Chairman James Gorman’s statement framed D’Amaro as the leader who can combine growth discipline with creative stewardship. Practically speaking, D’Amaro brings deep operational chops running the company’s highest-margin businesses (theme parks and resorts) and a willingness to lean into partnerships — notably the $1.5 billion Epic Games investment tied to Fortnite projects and broader Unreal Engine uses.

Dana Walden’s elevation to president and chief creative officer — reporting to D’Amaro — is critical. Walden is a veteran studio executive, and her new role centralizes creative oversight across Disney’s vast IP portfolio. That reporting line suggests creative decisions will be closely coordinated with experiential and technology initiatives rather than siloed in studios or streaming.
Disney’s past attempts at internal game publishing (Disney Interactive Studios, Disney Infinity) were mixed to poor; the company settled into a licensing-first model for years. D’Amaro’s plan is different: invest directly in platform partners (Epic) and integrate game tech into filmmaking and park experiences. Unreal Engine is already used for LED-volume production (The Mandalorian), and Fortnite offers a massive social platform where Disney can stage branded, interactive experiences at scale.

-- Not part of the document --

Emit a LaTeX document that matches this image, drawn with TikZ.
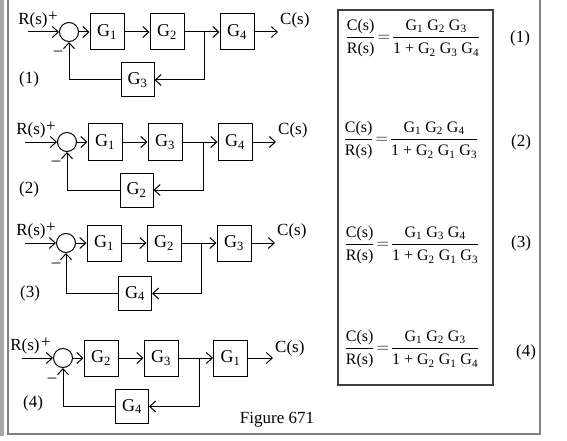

That approach has upside: better control of how IP is repurposed, new recurring revenue from in-game monetization, and deeper cross-sell between parks, streaming, and games. But it carries risk — big investments in partnerships don’t guarantee hit experiences, and creating a coherent “virtual Disney World” inside a live-service game is creatively and technically complex.

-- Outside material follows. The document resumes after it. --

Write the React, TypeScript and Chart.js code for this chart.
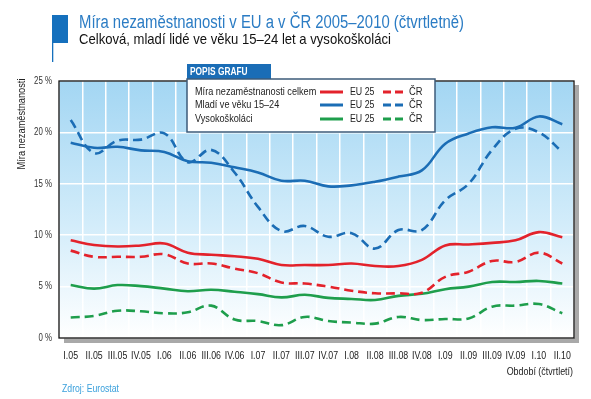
import React, { useEffect, useRef } from "react";
import { Chart, registerables } from "chart.js";

Chart.register(...registerables);

const periods = [
  "I.05", "II.05", "III.05", "IV.05", "I.06", "II.06", "III.06", "IV.06",
  "I.07", "II.07", "III.07", "IV.07", "I.08", "II.08", "III.08", "IV.08",
  "I.09", "II.09", "III.09", "IV.09", "I.10", "II.10",
];

const totalEU = [9.5, 9.05, 8.9, 9.0, 9.2, 8.3, 8.1, 7.95, 7.7, 7.1, 7.1, 7.1, 7.25, 7.0, 7.0, 7.6, 9.0, 9.1, 9.25, 9.5, 10.3, 9.8];
const totalCR = [8.5, 7.9, 7.9, 7.9, 8.15, 7.25, 7.25, 6.75, 6.3, 5.4, 5.3, 5.0, 4.6, 4.35, 4.35, 4.4, 5.95, 6.45, 7.5, 7.4, 8.3, 7.25];
const youthEU = [19.0, 18.5, 18.6, 18.25, 18.1, 17.2, 17.05, 16.6, 16.1, 15.3, 15.3, 14.75, 14.85, 15.2, 15.7, 16.3, 18.9, 19.9, 20.5, 20.45, 21.55, 20.8];
const youthCR = [21.2, 18.0, 19.2, 19.3, 19.9, 17.1, 18.3, 16.1, 12.75, 10.4, 10.9, 9.85, 10.2, 8.7, 10.5, 10.5, 13.4, 15.0, 18.3, 20.35, 20.0, 18.1];
const gradEU = [5.15, 4.8, 5.15, 5.05, 4.8, 4.55, 4.7, 4.5, 4.27, 3.95, 4.2, 3.9, 3.8, 3.7, 4.1, 4.3, 4.75, 5.0, 5.45, 5.45, 5.55, 5.3];
const gradCR = [2.0, 2.15, 2.65, 2.6, 2.4, 2.5, 3.15, 1.8, 1.65, 1.25, 2.05, 1.65, 1.5, 1.4, 2.05, 1.75, 1.85, 1.9, 3.05, 3.15, 3.3, 2.4];

const legendRows = ["Míra nezaměstnanosti celkem", "Mladí ve věku 15–24", "Vysokoškoláci"];
const title = "Míra nezaměstnanosti v EU a v ČR 2005–2010 (čtvrtletně)";
const subtitle = "Celková, mladí lidé ve věku 15–24 let a vysokoškoláci";

const RED = "#e3222b";
const BLUE = "#1b6db5";
const GREEN = "#1e9e4c";
const FONT = "'Liberation Sans', Arial, sans-serif";

// draw horizontally condensed text (factor k of natural width)
function ctext(ctx: CanvasRenderingContext2D, text: string, x: number, y: number, k = 0.8) {
  const w = ctx.measureText(text).width;
  ctx.fillText(text, x, y, w * k);
}

const decor = {
  id: "decor",
  beforeDraw(chart: any) {
    const { ctx, chartArea: a } = chart;
    ctx.save();
    ctx.fillStyle = "#a9a9a9";
    ctx.fillRect(a.left + 5, a.top + 4, a.right - a.left, a.bottom - a.top + 1);
    const g = ctx.createLinearGradient(0, a.top, 0, a.bottom);
    g.addColorStop(0, "#a3d6f3");
    g.addColorStop(0.55, "#d2ecfa");
    g.addColorStop(1, "#ffffff");
    ctx.fillStyle = g;
    ctx.fillRect(a.left, a.top, a.right - a.left, a.bottom - a.top);
    ctx.restore();
  },
  beforeDatasetsDraw(chart: any) {
    const { ctx, chartArea: a } = chart;
    ctx.save();
    ctx.strokeStyle = "#111";
    ctx.lineWidth = 1.3;
    ctx.strokeRect(a.left, a.top, a.right - a.left, a.bottom - a.top);
    ctx.restore();
  },
  afterDraw(chart: any) {
    const { ctx, chartArea: a } = chart;
    const xs = chart.scales.x;
    const ys = chart.scales.y;
    ctx.save();

    // axis tick labels (condensed)
    ctx.fillStyle = "#222";
    ctx.font = `11px ${FONT}`;
    ctx.textAlign = "center";
    ctx.textBaseline = "middle";
    periods.forEach((p, i) => {
      ctext(ctx, p, xs.getPixelForTick(i), a.bottom + 18, 0.8);
    });
    ctx.fillStyle = "#333";
    ctx.font = `10.5px ${FONT}`;
    ctx.textAlign = "right";
    ys.ticks.forEach((t: any) => {
      ctext(ctx, `${t.value} %`, a.left - 7, ys.getPixelForValue(t.value), 0.75);
    });

    // title block
    ctx.fillStyle = "#1570bd";
    ctx.fillRect(52, 15, 16, 28);
    ctx.fillRect(52, 15, 1.3, 47);
    ctx.textBaseline = "alphabetic";
    ctx.textAlign = "left";
    ctx.fillStyle = "#2b7cc4";
    ctx.font = `18px ${FONT}`;
    ctx.fillText(title, 79, 27.5, 385);
    ctx.fillStyle = "#111";
    ctx.font = `15px ${FONT}`;
    ctx.fillText(subtitle, 79, 43.5, 312);

    // y axis title
    ctx.save();
    ctx.translate(22, 124);
    ctx.rotate(-Math.PI / 2);
    ctx.textAlign = "center";
    ctx.textBaseline = "middle";
    ctx.fillStyle = "#222";
    ctx.font = `11px ${FONT}`;
    ctext(ctx, "Míra nezaměstnanosti", 0, 0, 0.84);
    ctx.restore();

    // x axis title
    ctx.textAlign = "right";
    ctx.textBaseline = "middle";
    ctx.fillStyle = "#222";
    ctx.font = `11px ${FONT}`;
    ctext(ctx, "Období (čtvrtletí)", 573, 372, 0.81);

    // source
    ctx.textAlign = "left";
    ctx.fillStyle = "#3aa0dc";
    ctx.font = `11px ${FONT}`;
    ctext(ctx, "Zdroj: Eurostat", 62, 389, 0.79);

    // legend
    ctx.fillStyle = "#1a6db6";
    ctx.fillRect(187, 64, 84, 15);
    ctx.fillStyle = "#fff";
    ctx.font = `bold 11px ${FONT}`;
    ctx.textAlign = "left";
    ctext(ctx, "POPIS GRAFU", 190, 71.5, 0.76);
    ctx.fillStyle = "#fff";
    ctx.fillRect(187, 79, 248, 53);
    ctx.strokeStyle = "#3d5b7a";
    ctx.lineWidth = 1.5;
    ctx.strokeRect(187, 79, 248, 53);
    const rowsY = [92, 105, 119];
    const cols = [RED, BLUE, GREEN];
    ctx.font = `11px ${FONT}`;
    rowsY.forEach((y, i) => {
      ctx.fillStyle = "#222";
      ctx.textAlign = "left";
      ctext(ctx, legendRows[i], 195, y, 0.83);
      ctext(ctx, "EU 25", 350, y, 0.8);
      ctext(ctx, "ČR", 409, y, 0.85);
      ctx.strokeStyle = cols[i];
      ctx.lineWidth = 3;
      ctx.setLineDash([]);
      ctx.beginPath();
      ctx.moveTo(320, y);
      ctx.lineTo(343, y);
      ctx.stroke();
      ctx.setLineDash([8, 4]);
      ctx.beginPath();
      ctx.moveTo(383, y);
      ctx.lineTo(403, y);
      ctx.stroke();
    });
    ctx.restore();
  },
};

export default function App() {
  const ref = useRef<HTMLCanvasElement>(null);
  useEffect(() => {
    document.body.style.margin = "0";
    const mk = (label: string, data: number[], color: string, dashed: boolean) => ({
      label,
      data,
      borderColor: color,
      backgroundColor: color,
      borderWidth: 2.6,
      borderDash: dashed ? [9, 5] : [],
      pointRadius: 0,
      tension: 0.4,
      fill: false,
    });
    const chart = new Chart(ref.current as HTMLCanvasElement, {
      type: "line",
      data: {
        labels: periods,
        datasets: [
          mk("Celkem EU 25", totalEU, RED, false),
          mk("Celkem ČR", totalCR, RED, true),
          mk("Mladí EU 25", youthEU, BLUE, false),
          mk("Mladí ČR", youthCR, BLUE, true),
          mk("Vysokoškoláci EU 25", gradEU, GREEN, false),
          mk("Vysokoškoláci ČR", gradCR, GREEN, true),
        ],
      },
      options: {
        responsive: false,
        animation: false,
        layout: { padding: { left: 0, top: 81, right: 17, bottom: 31 } },
        plugins: { legend: { display: false }, tooltip: { enabled: false }, title: { display: false } },
        scales: {
          x: {
            offset: true,
            grid: { color: "#ffffff", lineWidth: 1.5, drawTicks: false, offset: true },
            border: { display: false },
            ticks: { display: false, autoSkip: false },
            afterFit: (s: any) => { s.height = 30; },
          },
          y: {
            min: 0,
            max: 25,
            grid: { color: "#ffffff", lineWidth: 1.5, drawTicks: false },
            border: { display: false },
            ticks: { display: false, stepSize: 5 },
            afterFit: (s: any) => { s.width = 59; },
          },
        },
      },
      plugins: [decor],
    });
    return () => chart.destroy();
  }, []);
  return (
    <div style={{ position: "fixed", left: 0, top: 0, width: 591, height: 399, background: "#fff" }}>
      <canvas ref={ref} width={591} height={399} />
    </div>
  );
}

Bob Iger staying on as senior advisor and board member through the end of 2026 gives D’Amaro runway with institutional knowledge and investor confidence. It also indicates continuity rather than a hard break — expect the first year to be evolutionary, not revolutionary, but with clear emphasis on partnerships and experiential expansion.

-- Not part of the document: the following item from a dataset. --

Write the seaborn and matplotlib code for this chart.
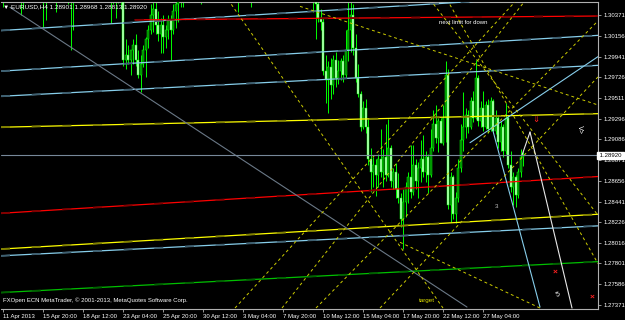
import numpy as np
import matplotlib
matplotlib.use("Agg")
import matplotlib.pyplot as plt
import matplotlib.transforms as mtrans
import seaborn as sns

# ---------------- data ----------------
symbol = "EURUSD,H4"
last_ohlc = ["1.28901", "1.28968", "1.28813", "1.28920"]
current_price = 1.28920
first_open = 1.3063

closes = [1.3069,1.3079,1.3089,1.3084,1.3074,1.3063,1.3058,1.3069,1.3079,1.3094,
 1.3110,1.3115,1.3105,1.3089,1.3074,1.3058,1.3063,1.3074,1.3084,1.3079,
 1.3069,1.3063,1.3074,1.3084,1.3079,1.3069,1.3058,1.3063,1.3074,1.3089,
 1.3105,1.3115,1.3125,1.3136,1.3131,1.3120,1.3110,1.3115,1.3105,1.3094,
 1.3084,1.3074,1.3063,1.3058,1.3069,1.3058,1.3063,1.3053,1.2991,1.2996,
 1.2991,1.3001,1.3006,1.2991,1.2975,1.2986,1.3001,1.3012,1.3022,1.3037,
 1.3043,1.3027,1.3017,1.3027,1.3014,1.3022,1.3032,1.3022,1.3041,1.3048,
 1.3053,1.3058,1.3063,1.3074,1.3084,1.3094,1.3089,1.3079,1.3069,1.3074,
 1.3089,1.3105,1.3120,1.3136,1.3141,1.3146,1.3136,1.3125,1.3115,1.3105,
 1.3094,1.3084,1.3074,1.3069,1.3063,1.3074,1.3084,1.3074,1.3063,1.3058,
 1.3069,1.3084,1.3100,1.3115,1.3131,1.3146,1.3162,1.3156,1.3141,1.3131,
 1.3120,1.3136,1.3125,1.3115,1.3131,1.3146,1.3156,1.3167,1.3151,1.3131,
 1.3110,1.3089,1.3074,1.3063,1.3058,1.3048,1.3034,1.3030,1.2979,1.2970,
 1.2983,1.2965,1.2991,1.2972,1.2979,1.2989,1.2975,1.3001,1.3022,1.3037,
 1.3003,1.2972,1.2955,1.2921,1.2941,1.2921,1.2888,1.2875,1.2882,1.2872,
 1.2888,1.2875,1.2890,1.2872,1.2900,1.2865,1.2875,1.2857,1.2848,1.2826,
 1.2844,1.2859,1.2869,1.2854,1.2882,1.2865,1.2879,1.2888,1.2875,1.2890,
 1.2872,1.2900,1.2924,1.2910,1.2927,1.2905,1.2931,1.2975,1.2841,1.2869,
 1.2831,1.2848,1.2879,1.2908,1.2921,1.2934,1.2921,1.2948,1.2931,1.2972,
 1.2927,1.2941,1.2921,1.2944,1.2919,1.2948,1.2917,1.2931,1.2906,1.2921,
 1.2896,1.2931,1.2882,1.2859,1.2869,1.2851,1.2875,1.2890,1.28920]

highs = [1.3100,1.3094,1.3105,1.3115,1.3110,1.3100,1.3089,1.3084,1.3089,1.3105,
 1.3125,1.3136,1.3141,1.3131,1.3110,1.3094,1.3079,1.3084,1.3100,1.3105,
 1.3100,1.3089,1.3084,1.3094,1.3105,1.3100,1.3084,1.3079,1.3084,1.3100,
 1.3115,1.3131,1.3146,1.3151,1.3156,1.3151,1.3141,1.3136,1.3141,1.3125,
 1.3115,1.3105,1.3094,1.3084,1.3079,1.3084,1.3074,1.3079,1.3069,1.3012,
 1.3006,1.3001,1.3012,1.3017,1.3001,1.2996,1.3006,1.3014,1.3027,1.3048,
 1.3058,1.3053,1.3041,1.3034,1.3037,1.3027,1.3037,1.3037,1.3048,1.3056,
 1.3063,1.3069,1.3074,1.3084,1.3094,1.3105,1.3115,1.3110,1.3094,1.3089,
 1.3100,1.3115,1.3131,1.3146,1.3156,1.3162,1.3167,1.3156,1.3146,1.3136,
 1.3125,1.3115,1.3105,1.3094,1.3089,1.3084,1.3100,1.3105,1.3094,1.3079,
 1.3079,1.3089,1.3110,1.3125,1.3141,1.3156,1.3177,1.3187,1.3182,1.3162,
 1.3151,1.3146,1.3156,1.3146,1.3141,1.3156,1.3172,1.3182,1.3193,1.3172,
 1.3151,1.3131,1.3110,1.3094,1.3084,1.3079,1.3058,1.3043,1.3034,1.2996,
 1.2989,1.2993,1.2996,1.2999,1.2991,1.2993,1.2996,1.3022,1.3058,1.3063,
 1.3048,1.3017,1.2986,1.2958,1.2948,1.2950,1.2929,1.2900,1.2890,1.2888,
 1.2893,1.2919,1.2898,1.2924,1.2929,1.2903,1.2879,1.2884,1.2874,1.2853,
 1.2857,1.2864,1.2875,1.2903,1.2903,1.2888,1.2885,1.2908,1.2913,1.2896,
 1.2893,1.2919,1.2939,1.2944,1.2931,1.2931,1.2944,1.2989,1.2981,1.2875,
 1.2872,1.2854,1.2888,1.2924,1.2957,1.2941,1.2939,1.2952,1.2958,1.2991,
 1.2975,1.2948,1.2958,1.2948,1.2950,1.2952,1.2950,1.2939,1.2934,1.2927,
 1.2924,1.2946,1.2934,1.2896,1.2875,1.2872,1.2879,1.2898,1.28968]

lows = [1.3045,1.3058,1.3063,1.3069,1.3063,1.3058,1.3050,1.3037,1.3043,1.3063,
 1.3079,1.3094,1.3100,1.3084,1.3069,1.3053,1.3025,1.3032,1.3058,1.3063,
 1.3058,1.3040,1.3051,1.3058,1.3069,1.3058,1.3048,1.3001,1.3022,1.3058,
 1.3074,1.3089,1.3100,1.3110,1.3115,1.3110,1.3100,1.3094,1.3100,1.3084,
 1.3074,1.3063,1.3056,1.3029,1.3048,1.3034,1.3049,1.3043,1.2984,1.2981,
 1.2986,1.2975,1.2986,1.2984,1.2972,1.2957,1.2983,1.2973,1.3003,1.3017,
 1.3019,1.3017,1.3010,1.2998,1.2998,1.3003,1.3012,1.2991,1.3017,1.3024,
 1.3030,1.3045,1.3045,1.3050,1.3058,1.3069,1.3079,1.3069,1.3061,1.3048,
 1.3061,1.3074,1.3089,1.3105,1.3120,1.3125,1.3131,1.3115,1.3105,1.3094,
 1.3084,1.3074,1.3063,1.3058,1.3040,1.3055,1.3061,1.3063,1.3053,1.3045,
 1.3051,1.3058,1.3074,1.3089,1.3105,1.3115,1.3131,1.3146,1.3136,1.3120,
 1.3110,1.3105,1.3115,1.3105,1.3100,1.3115,1.3131,1.3141,1.3146,1.3125,
 1.3105,1.3084,1.3069,1.3056,1.3040,1.3012,1.3030,1.3022,1.2975,1.2946,
 1.2936,1.2950,1.2955,1.2963,1.2966,1.2970,1.2968,1.2972,1.2989,1.2999,
 1.2996,1.2968,1.2952,1.2917,1.2919,1.2915,1.2882,1.2854,1.2859,1.2850,
 1.2859,1.2869,1.2859,1.2865,1.2869,1.2859,1.2857,1.2848,1.2843,1.2818,
 1.2795,1.2828,1.2843,1.2848,1.2851,1.2857,1.2848,1.2864,1.2869,1.2864,
 1.2853,1.2869,1.2896,1.2905,1.2895,1.2905,1.2903,1.2906,1.2836,1.2823,
 1.2826,1.2822,1.2844,1.2875,1.2896,1.2910,1.2915,1.2919,1.2926,1.2929,
 1.2922,1.2921,1.2917,1.2919,1.2915,1.2917,1.2915,1.2914,1.2900,1.2896,
 1.2890,1.2893,1.2879,1.2854,1.2841,1.2839,1.2848,1.2869,1.28813]

x_tick_bars = [0, 16, 32, 48, 64, 80, 96, 112, 128, 144, 160, 176, 192]
x_tick_labels = ["11 Apr 2013", "15 Apr 20:00", "18 Apr 12:00", "23 Apr 04:00",
                 "25 Apr 20:00", "30 Apr 12:00", "3 May 04:00", "7 May 20:00",
                 "10 May 12:00", "15 May 04:00", "17 May 20:00", "22 May 12:00",
                 "27 May 04:00"]
y_ticks = [1.30371, 1.30156, 1.29941, 1.29726, 1.29511, 1.29296, 1.29086,
           1.28871, 1.28656, 1.28441, 1.28226, 1.28016, 1.27801, 1.27586, 1.27371]

# drawn objects: (bar1, price1, bar2, price2)
blue_channel = [(-0.8, 1.3021, 238.0, 1.3059), (-0.8, 1.2979, 238.0, 1.3016),
                (-0.8, 1.2953, 238.0, 1.2985), (-0.8, 1.2788, 238.0, 1.2819)]
blue_trend = [(186.8, 1.2905, 238.0, 1.2994), (195.6, 1.2921, 214.8, 1.2735)]
gray_trend = [(2.8, 1.3045, 185.6, 1.2735)]
red_lines = [(52.8, 1.3032, 238.0, 1.3036), (-0.8, 1.2832, 238.0, 1.2870)]
yellow_lines = [(-0.8, 1.2921, 238.0, 1.2935), (-0.8, 1.2795, 238.0, 1.2831)]
green_lines = [(-0.8, 1.2750, 238.0, 1.2782)]
yellow_dashed = [(90.0, 1.3053, 176.0, 1.2734), (118.8, 1.3046, 238.0, 1.2944),
                 (92.8, 1.2734, 205.6, 1.3053), (125.2, 1.2734, 238.0, 1.3031),
                 (150.8, 1.2734, 238.0, 1.2973), (177.6, 1.3053, 238.0, 1.2780),
                 (170.8, 1.3053, 238.0, 1.2830), (111.6, 1.2734, 209.2, 1.3053),
                 (158.8, 1.2802, 214.8, 1.2734)]
white_lines = [(207.6, 1.2892, 210.8, 1.2916), (210.8, 1.2916, 227.6, 1.2734)]
red_marks = [(220.8, 1.2771), (235.6, 1.2745)]

# ---------------- style ----------------
sns.set_theme(style="dark", rc={"axes.facecolor": "black", "figure.facecolor": "black",
                                "axes.grid": False})
plt.rcParams["font.family"] = ["Liberation Sans", "DejaVu Sans"]

W, H = 625, 320
fig = plt.figure(figsize=(W / 100, H / 100), dpi=100, facecolor="black")
ax = fig.add_axes([1 / W, 11 / H, 597 / W, 307 / H])
ax.set_facecolor("black")
ax.set_xlim(-0.8, 238.0)
ax.set_ylim(1.27330, 1.30505)

idx = np.arange(len(closes))
c = np.array(closes)
o = np.r_[first_open, c[:-1]]
h = np.array(highs)
l = np.array(lows)

# candles
ax.vlines(idx, l, h, color="#00ff00", lw=0.7, zorder=2)
bull = c >= o
ax.bar(idx[bull], (c - o)[bull], bottom=o[bull], width=0.8, color="#007a00",
       edgecolor="#00ff00", linewidth=0.35, zorder=3)
ax.bar(idx[~bull], (o - c)[~bull], bottom=c[~bull], width=0.8, color="#c8ffc8",
       edgecolor="#00ff00", linewidth=0.35, zorder=3)


def solid(seg, color, dark, lw=0.9):
    x1, y1, x2, y2 = seg
    sns.lineplot(x=[x1, x2], y=[y1, y2], ax=ax, color=color, lw=lw,
                 estimator=None, sort=False, zorder=4)
    ax.plot([x1, x2], [y1, y2], color=dark, lw=lw + 0.4, dashes=(5, 12), zorder=4)


for s in blue_channel:
    solid(s, "#87ceeb", "#3e5f70")
for s in yellow_lines:
    solid(s, "#ffff00", "#808000")
for s in red_lines:
    solid(s, "#ff0000", "#800000")
for s in green_lines:
    solid(s, "#00c000", "#006000")
for s in blue_trend:
    ax.plot(s[0::2], s[1::2], color="#87ceeb", lw=0.8, zorder=4)
for s in gray_trend:
    ax.plot(s[0::2], s[1::2], color="#6a7886", lw=0.8, zorder=4)
for s in yellow_dashed:
    ax.plot(s[0::2], s[1::2], color="#cccc00", lw=0.7, dashes=(3, 3), zorder=4)
for s in white_lines:
    ax.plot(s[0::2], s[1::2], color="#e8e8e8", lw=0.8, zorder=4)

ax.axhline(current_price, color="#778899", lw=0.8, zorder=4)
for bx, py in red_marks:
    ax.text(bx, py, "\u00d7", color="#ff2020", fontsize=6, ha="center", va="center",
            zorder=6, fontweight="bold")

# annotations
ax.text(174.5, 1.3029, "next limit for down", color="white", fontsize=4.3,
        va="center", ha="left", zorder=6)
ax.text(166.5, 1.2742, "target", color="#e0e000", fontsize=4.5, va="center",
        ha="left", zorder=6)
ax.text(197.5, 1.2839, "3", color="#c0c0c0", fontsize=4.5, va="center",
        ha="center", zorder=6)
ax.text(213.0, 1.2928, "\u21d3", color="#ff2020", fontsize=6, va="center",
        ha="center", zorder=6)
ax.text(232.0, 1.2920, "<\u039b", color="white", fontsize=5, rotation=90,
        va="center", ha="center", zorder=6)
ax.text(222.0, 1.2748, "5", color="white", fontsize=5, rotation=20, va="center",
        ha="center", zorder=6)

# axes styling
for sp in ["left", "bottom", "right", "top"]:
    ax.spines[sp].set_color("#b0b0b0")
    ax.spines[sp].set_linewidth(0.8)
ax.spines["left"].set_visible(False)

ax.yaxis.tick_right()
ax.set_yticks(y_ticks)
ax.set_yticklabels([f"{v:.5f}" for v in y_ticks])
ax.tick_params(axis="y", colors="#b0b0b0", labelcolor="white", labelsize=4.3,
               length=2.5, width=0.6, pad=1.5, right=True, left=False)
ax.set_xticks(x_tick_bars)
ax.set_xticklabels(x_tick_labels)
ax.tick_params(axis="x", colors="#b0b0b0", labelcolor="white", labelsize=4.3,
               length=2.5, width=0.6, pad=1.0, bottom=True)
for lbl in ax.get_xticklabels():
    lbl.set_horizontalalignment("left")
ax.set_xlabel("")
ax.set_ylabel("")

# boxed current price on the scale
trans = mtrans.blended_transform_factory(ax.transAxes, ax.transData)
ax.text(1.0, current_price, " " + last_ohlc[3] + " ", transform=trans, fontsize=4.3,
        color="black", va="center", ha="left", zorder=10, clip_on=False,
        bbox=dict(boxstyle="square,pad=0.15", fc="white", ec="white"))

# header and footer
fig.text(3 / W, 1 - 7 / H, "\u25bc " + symbol + " " + " ".join(last_ohlc),
         color="white", fontsize=4.6, va="center", ha="left")
ax.text(0.004, 0.018, "FXOpen ECN MetaTrader, \u00a9 2001-2013, MetaQuotes Software Corp.",
        transform=ax.transAxes, color="white", fontsize=4.3, va="bottom", ha="left",
        zorder=6)

fig.savefig("out.png", dpi=100, facecolor="black")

There’s reason for guarded optimism: D’Amaro understands large-scale operations and experiential revenue. The real test will be turning tech partnerships and brand integrations into repeatable hits rather than one-off spectacles. As a longtime watcher of entertainment and gaming crossovers, I’m curious to see whether Disney can translate park-floor storytelling into compelling, persistent digital spaces without diluting the brand.
Josh D’Amaro will take over as Disney CEO on March 18, 2026, with Dana Walden as president and chief creative officer. The move signals a strategic push toward parks, gaming, and immersive tech partnerships (notably Epic/Fortnite) to drive growth — promising for experience-driven revenue but dependent on tight creative coordination and successful execution.